The balance sheet can be classified as risky due to severe liquidity and leverage concerns. The most glaring red flag is the current ratio of 0.60 as of Q3 2025, which is dangerously below the 1.0 threshold and indicates the company cannot meet its short-term obligations with its current assets. Total debt increased to 66,504M KRW in the last quarter, while the company held only 6,527M KRW in cash. With negative operating income (EBIT), the company cannot cover its interest expenses from earnings, making its debt load increasingly burdensome. This combination of weak liquidity and rising debt, while the company is losing money, signals a high risk of insolvency.
Blue Industrial Development's cash flow engine is not functioning; it relies on external funding to stay afloat. The trend in operating cash flow remains negative, showing no sign of a turnaround. The company continues to spend on capital expenditures (-1,025M KRW in Q3 2025), which further deepens its free cash flow deficit. To cover this cash shortfall, the company is turning to financing activities, issuing 5,466M KRW in net debt and 999.99M KRW in common stock in the latest quarter. This reliance on debt and equity issuance to fund operations and investments is unsustainable and signals a broken business model.

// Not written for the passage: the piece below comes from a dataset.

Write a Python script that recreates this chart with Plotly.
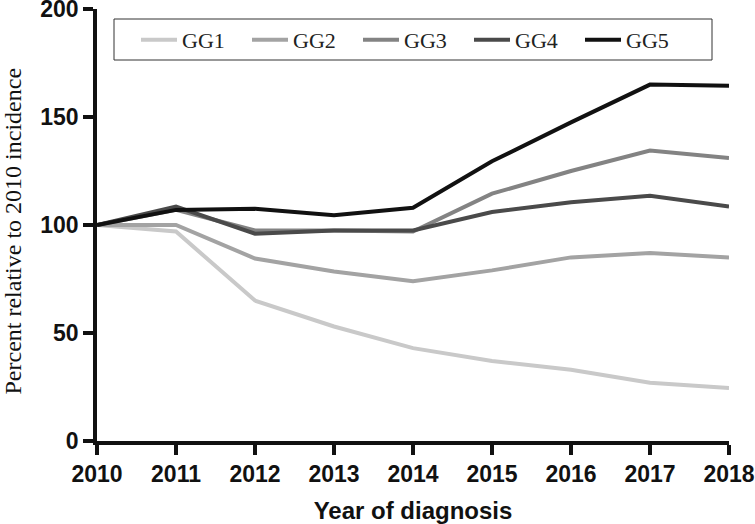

Despite its dire financial situation, the company paid dividends in FY 2024 totaling 1,767M KRW, a decision that represents poor capital allocation. Paying dividends while generating massive losses and negative free cash flow is a major red flag, as these payouts were funded by taking on debt or diluting shareholders. The company's shares outstanding have increased significantly, from 45M at the end of FY 2024 to 54M just two quarters later, diluting existing shareholders' ownership. This strategy of raising capital from shareholders only to pay a portion of it back as dividends while the core business hemorrhages cash is financially irresponsible.
In summary, the company's financial statements reveal few, if any, strengths. The primary red flags are severe and numerous: 1) Deep and persistent unprofitability, with a net profit margin of -13.73% in the last quarter. 2) A massive and ongoing cash burn, with free cash flow at a negative -2,093M KRW. 3) A critical liquidity crisis, evidenced by a current ratio of 0.60. 4) An unsustainable capital allocation strategy involving dividend payments and shareholder dilution while the company is financially distressed. Overall, the financial foundation looks exceptionally risky, lacking profitability, cash generation, and a stable balance sheet.